Written task =>
The data below holds the lines to copy: everything from the line containing "Write a Python" to the line containing "ax.transData) + shift)", both ends included, set down exactly.

***** Records for processing

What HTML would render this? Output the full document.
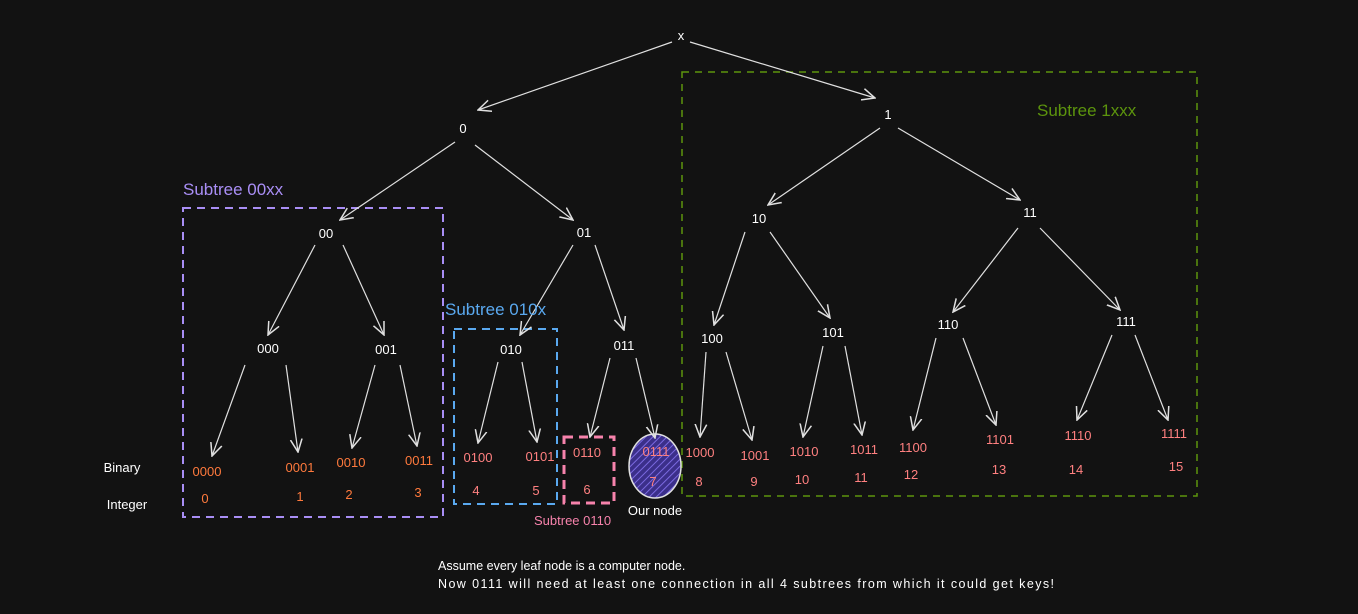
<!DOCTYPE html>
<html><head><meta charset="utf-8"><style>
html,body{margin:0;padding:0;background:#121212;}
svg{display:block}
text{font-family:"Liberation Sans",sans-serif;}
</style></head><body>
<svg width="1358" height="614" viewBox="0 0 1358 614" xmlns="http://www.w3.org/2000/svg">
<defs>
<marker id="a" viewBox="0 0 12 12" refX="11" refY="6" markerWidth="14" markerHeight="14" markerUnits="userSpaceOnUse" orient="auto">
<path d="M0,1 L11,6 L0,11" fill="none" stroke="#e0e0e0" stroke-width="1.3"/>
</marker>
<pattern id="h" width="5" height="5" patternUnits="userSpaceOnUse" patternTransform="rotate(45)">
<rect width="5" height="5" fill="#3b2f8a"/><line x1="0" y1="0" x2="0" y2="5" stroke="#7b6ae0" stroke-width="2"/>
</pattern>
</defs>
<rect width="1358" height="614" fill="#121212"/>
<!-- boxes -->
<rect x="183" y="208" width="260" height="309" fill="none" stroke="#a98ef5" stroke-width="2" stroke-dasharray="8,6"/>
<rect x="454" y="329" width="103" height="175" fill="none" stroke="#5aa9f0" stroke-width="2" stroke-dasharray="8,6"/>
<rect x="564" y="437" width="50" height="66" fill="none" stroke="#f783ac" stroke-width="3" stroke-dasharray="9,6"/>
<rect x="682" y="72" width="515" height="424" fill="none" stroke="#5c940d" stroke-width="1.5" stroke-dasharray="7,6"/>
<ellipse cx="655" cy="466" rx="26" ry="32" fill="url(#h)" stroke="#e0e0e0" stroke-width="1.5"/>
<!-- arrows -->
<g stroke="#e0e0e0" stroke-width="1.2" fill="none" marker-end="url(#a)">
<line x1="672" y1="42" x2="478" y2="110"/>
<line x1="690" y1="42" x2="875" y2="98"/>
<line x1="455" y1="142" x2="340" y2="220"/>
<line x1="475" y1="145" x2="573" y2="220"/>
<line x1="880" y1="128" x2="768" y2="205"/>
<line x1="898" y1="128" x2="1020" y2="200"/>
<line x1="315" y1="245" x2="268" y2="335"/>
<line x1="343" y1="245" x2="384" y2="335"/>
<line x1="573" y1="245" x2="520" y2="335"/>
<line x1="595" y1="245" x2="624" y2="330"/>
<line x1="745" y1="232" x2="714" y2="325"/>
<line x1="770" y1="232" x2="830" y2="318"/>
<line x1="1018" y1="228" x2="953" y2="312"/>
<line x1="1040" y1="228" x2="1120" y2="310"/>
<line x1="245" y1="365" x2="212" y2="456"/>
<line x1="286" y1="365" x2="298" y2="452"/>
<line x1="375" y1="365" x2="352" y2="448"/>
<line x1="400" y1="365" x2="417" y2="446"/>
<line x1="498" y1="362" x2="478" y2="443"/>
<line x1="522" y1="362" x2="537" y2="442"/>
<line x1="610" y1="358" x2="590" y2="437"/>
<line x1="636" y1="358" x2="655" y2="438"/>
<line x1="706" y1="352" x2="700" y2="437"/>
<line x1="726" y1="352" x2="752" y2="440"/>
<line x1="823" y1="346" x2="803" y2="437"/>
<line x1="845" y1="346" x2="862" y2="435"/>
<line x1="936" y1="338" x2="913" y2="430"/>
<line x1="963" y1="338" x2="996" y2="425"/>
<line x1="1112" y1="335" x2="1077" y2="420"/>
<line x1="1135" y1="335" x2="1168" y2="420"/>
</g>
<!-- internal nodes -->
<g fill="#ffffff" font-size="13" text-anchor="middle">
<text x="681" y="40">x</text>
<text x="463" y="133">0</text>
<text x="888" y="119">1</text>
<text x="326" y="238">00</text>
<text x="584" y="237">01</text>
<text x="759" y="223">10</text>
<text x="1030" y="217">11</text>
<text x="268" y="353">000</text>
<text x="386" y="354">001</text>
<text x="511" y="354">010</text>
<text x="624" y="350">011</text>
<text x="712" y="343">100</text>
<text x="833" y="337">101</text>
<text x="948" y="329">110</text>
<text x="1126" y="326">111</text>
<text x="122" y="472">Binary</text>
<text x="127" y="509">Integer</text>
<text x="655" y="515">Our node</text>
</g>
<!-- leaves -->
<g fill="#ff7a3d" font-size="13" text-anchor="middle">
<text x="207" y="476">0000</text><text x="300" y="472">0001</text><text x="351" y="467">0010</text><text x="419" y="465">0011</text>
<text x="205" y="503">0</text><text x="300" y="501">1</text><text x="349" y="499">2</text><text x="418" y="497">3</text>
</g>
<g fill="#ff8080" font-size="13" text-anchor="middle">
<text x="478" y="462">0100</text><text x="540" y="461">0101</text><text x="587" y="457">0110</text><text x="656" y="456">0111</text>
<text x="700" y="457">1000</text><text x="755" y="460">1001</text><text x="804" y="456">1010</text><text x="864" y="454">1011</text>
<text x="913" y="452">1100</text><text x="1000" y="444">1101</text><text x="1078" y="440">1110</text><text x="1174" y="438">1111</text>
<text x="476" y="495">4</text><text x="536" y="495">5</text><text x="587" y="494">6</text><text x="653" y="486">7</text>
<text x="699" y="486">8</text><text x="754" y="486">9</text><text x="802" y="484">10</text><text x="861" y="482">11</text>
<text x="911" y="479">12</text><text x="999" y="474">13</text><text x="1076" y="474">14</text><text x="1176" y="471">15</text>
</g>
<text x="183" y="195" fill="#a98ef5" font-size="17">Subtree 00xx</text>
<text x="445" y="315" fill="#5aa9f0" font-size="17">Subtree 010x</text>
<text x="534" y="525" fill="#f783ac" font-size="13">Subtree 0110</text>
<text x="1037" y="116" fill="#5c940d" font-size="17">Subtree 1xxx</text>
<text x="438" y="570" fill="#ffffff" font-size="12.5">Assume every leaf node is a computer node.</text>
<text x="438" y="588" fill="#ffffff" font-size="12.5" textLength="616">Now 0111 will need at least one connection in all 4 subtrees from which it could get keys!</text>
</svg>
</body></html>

**********
***** Records for processing

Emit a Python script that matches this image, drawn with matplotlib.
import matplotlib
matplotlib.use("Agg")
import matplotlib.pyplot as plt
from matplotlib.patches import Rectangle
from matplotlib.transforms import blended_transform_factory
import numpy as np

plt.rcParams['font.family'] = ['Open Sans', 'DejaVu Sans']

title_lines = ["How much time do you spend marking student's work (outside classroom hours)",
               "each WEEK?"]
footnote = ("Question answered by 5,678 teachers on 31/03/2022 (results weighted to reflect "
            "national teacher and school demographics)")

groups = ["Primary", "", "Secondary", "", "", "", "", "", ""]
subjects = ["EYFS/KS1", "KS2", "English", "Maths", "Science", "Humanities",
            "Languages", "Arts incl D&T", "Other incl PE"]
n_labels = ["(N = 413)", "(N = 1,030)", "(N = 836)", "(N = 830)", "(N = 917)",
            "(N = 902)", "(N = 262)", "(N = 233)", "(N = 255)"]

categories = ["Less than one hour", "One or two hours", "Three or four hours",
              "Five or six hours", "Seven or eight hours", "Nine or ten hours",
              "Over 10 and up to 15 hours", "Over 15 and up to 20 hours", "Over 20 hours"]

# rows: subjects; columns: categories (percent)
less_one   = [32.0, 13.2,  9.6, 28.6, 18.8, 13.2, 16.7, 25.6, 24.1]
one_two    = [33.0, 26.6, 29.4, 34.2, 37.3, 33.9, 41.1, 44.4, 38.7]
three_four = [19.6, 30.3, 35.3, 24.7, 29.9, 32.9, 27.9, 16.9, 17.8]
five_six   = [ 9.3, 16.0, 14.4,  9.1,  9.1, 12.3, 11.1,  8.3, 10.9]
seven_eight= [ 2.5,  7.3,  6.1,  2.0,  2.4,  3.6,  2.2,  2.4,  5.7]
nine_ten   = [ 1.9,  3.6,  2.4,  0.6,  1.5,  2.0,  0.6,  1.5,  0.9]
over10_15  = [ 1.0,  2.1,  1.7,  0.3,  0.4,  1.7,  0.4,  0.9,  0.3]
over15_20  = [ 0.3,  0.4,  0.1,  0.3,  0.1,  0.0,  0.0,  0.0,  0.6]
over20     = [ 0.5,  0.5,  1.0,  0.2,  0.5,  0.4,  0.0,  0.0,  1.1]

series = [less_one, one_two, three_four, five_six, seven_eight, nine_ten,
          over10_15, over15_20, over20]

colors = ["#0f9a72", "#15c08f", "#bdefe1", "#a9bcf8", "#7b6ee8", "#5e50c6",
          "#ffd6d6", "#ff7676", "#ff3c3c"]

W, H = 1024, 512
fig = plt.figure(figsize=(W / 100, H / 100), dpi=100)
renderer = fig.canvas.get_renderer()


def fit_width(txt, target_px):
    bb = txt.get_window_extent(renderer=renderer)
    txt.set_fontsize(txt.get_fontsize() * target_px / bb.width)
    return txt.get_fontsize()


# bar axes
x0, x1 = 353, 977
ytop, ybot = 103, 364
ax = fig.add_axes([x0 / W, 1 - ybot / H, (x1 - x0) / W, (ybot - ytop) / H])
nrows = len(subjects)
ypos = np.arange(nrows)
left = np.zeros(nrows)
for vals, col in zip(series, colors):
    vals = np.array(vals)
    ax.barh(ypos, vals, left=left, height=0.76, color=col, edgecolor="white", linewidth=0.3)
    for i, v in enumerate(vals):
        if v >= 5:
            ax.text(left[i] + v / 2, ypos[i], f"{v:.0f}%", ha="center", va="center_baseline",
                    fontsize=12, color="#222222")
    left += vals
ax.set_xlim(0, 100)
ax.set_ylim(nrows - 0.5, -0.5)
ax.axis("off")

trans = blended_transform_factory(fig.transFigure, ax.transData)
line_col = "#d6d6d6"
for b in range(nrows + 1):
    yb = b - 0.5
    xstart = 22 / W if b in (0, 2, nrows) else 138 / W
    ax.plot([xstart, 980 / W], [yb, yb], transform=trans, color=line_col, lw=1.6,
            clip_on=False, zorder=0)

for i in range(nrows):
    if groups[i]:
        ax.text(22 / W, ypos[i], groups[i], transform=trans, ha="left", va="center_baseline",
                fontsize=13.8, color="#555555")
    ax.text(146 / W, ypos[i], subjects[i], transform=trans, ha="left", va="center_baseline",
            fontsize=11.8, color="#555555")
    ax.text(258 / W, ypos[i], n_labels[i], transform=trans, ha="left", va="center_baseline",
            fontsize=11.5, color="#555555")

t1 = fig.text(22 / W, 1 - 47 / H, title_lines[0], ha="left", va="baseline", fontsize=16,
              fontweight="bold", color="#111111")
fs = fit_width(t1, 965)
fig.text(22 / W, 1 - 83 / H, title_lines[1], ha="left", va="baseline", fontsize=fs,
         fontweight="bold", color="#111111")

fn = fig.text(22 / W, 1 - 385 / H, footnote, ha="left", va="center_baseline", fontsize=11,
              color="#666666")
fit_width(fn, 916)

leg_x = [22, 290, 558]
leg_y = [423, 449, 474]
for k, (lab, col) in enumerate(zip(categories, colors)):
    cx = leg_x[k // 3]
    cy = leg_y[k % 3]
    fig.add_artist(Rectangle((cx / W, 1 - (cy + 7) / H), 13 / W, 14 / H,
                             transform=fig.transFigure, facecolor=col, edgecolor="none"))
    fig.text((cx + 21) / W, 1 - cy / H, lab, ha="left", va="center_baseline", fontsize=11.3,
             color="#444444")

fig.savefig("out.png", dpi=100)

**********
***** Records for processing

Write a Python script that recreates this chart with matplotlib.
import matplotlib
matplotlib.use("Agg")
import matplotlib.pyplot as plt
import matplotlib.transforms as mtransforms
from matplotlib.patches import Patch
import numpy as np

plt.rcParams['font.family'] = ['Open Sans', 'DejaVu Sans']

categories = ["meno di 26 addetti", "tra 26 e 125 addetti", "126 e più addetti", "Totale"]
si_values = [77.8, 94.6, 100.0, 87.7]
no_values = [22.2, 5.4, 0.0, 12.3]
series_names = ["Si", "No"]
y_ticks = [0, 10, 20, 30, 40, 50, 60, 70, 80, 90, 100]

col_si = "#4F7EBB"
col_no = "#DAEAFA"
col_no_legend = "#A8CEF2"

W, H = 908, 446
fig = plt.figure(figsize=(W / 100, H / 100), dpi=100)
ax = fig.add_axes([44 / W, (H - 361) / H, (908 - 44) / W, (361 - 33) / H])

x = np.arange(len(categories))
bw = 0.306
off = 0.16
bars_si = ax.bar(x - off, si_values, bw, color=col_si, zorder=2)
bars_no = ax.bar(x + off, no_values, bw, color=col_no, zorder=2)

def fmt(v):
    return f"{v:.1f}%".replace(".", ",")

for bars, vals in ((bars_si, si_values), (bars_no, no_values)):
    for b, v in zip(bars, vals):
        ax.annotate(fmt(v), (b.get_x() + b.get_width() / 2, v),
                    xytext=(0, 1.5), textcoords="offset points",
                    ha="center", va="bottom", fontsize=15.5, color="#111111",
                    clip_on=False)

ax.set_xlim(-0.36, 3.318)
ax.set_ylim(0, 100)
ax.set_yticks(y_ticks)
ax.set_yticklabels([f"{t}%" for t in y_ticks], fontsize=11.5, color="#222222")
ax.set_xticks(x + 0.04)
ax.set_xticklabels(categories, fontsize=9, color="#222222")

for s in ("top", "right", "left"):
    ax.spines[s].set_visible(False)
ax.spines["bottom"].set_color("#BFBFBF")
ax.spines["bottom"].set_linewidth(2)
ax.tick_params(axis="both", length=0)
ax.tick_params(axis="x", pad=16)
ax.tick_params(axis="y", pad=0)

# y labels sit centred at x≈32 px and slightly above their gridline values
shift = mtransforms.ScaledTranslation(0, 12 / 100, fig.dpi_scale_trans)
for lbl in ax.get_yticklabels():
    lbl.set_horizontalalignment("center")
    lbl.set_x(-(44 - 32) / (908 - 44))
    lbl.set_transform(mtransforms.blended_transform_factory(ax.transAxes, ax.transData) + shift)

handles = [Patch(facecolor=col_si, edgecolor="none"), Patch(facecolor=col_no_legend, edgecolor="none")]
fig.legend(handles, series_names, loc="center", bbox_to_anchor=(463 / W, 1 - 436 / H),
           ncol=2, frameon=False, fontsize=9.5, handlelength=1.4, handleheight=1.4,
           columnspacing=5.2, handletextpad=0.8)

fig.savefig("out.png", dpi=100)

**********

Solution =>
Write a Python script that recreates this chart with matplotlib.
import matplotlib
matplotlib.use("Agg")
import matplotlib.pyplot as plt
import matplotlib.transforms as mtransforms
from matplotlib.patches import Patch
import numpy as np

plt.rcParams['font.family'] = ['Open Sans', 'DejaVu Sans']

categories = ["meno di 26 addetti", "tra 26 e 125 addetti", "126 e più addetti", "Totale"]
si_values = [77.8, 94.6, 100.0, 87.7]
no_values = [22.2, 5.4, 0.0, 12.3]
series_names = ["Si", "No"]
y_ticks = [0, 10, 20, 30, 40, 50, 60, 70, 80, 90, 100]

col_si = "#4F7EBB"
col_no = "#DAEAFA"
col_no_legend = "#A8CEF2"

W, H = 908, 446
fig = plt.figure(figsize=(W / 100, H / 100), dpi=100)
ax = fig.add_axes([44 / W, (H - 361) / H, (908 - 44) / W, (361 - 33) / H])

x = np.arange(len(categories))
bw = 0.306
off = 0.16
bars_si = ax.bar(x - off, si_values, bw, color=col_si, zorder=2)
bars_no = ax.bar(x + off, no_values, bw, color=col_no, zorder=2)

def fmt(v):
    return f"{v:.1f}%".replace(".", ",")

for bars, vals in ((bars_si, si_values), (bars_no, no_values)):
    for b, v in zip(bars, vals):
        ax.annotate(fmt(v), (b.get_x() + b.get_width() / 2, v),
                    xytext=(0, 1.5), textcoords="offset points",
                    ha="center", va="bottom", fontsize=15.5, color="#111111",
                    clip_on=False)

ax.set_xlim(-0.36, 3.318)
ax.set_ylim(0, 100)
ax.set_yticks(y_ticks)
ax.set_yticklabels([f"{t}%" for t in y_ticks], fontsize=11.5, color="#222222")
ax.set_xticks(x + 0.04)
ax.set_xticklabels(categories, fontsize=9, color="#222222")

for s in ("top", "right", "left"):
    ax.spines[s].set_visible(False)
ax.spines["bottom"].set_color("#BFBFBF")
ax.spines["bottom"].set_linewidth(2)
ax.tick_params(axis="both", length=0)
ax.tick_params(axis="x", pad=16)
ax.tick_params(axis="y", pad=0)

# y labels sit centred at x≈32 px and slightly above their gridline values
shift = mtransforms.ScaledTranslation(0, 12 / 100, fig.dpi_scale_trans)
for lbl in ax.get_yticklabels():
    lbl.set_horizontalalignment("center")
    lbl.set_x(-(44 - 32) / (908 - 44))
    lbl.set_transform(mtransforms.blended_transform_factory(ax.transAxes, ax.transData) + shift)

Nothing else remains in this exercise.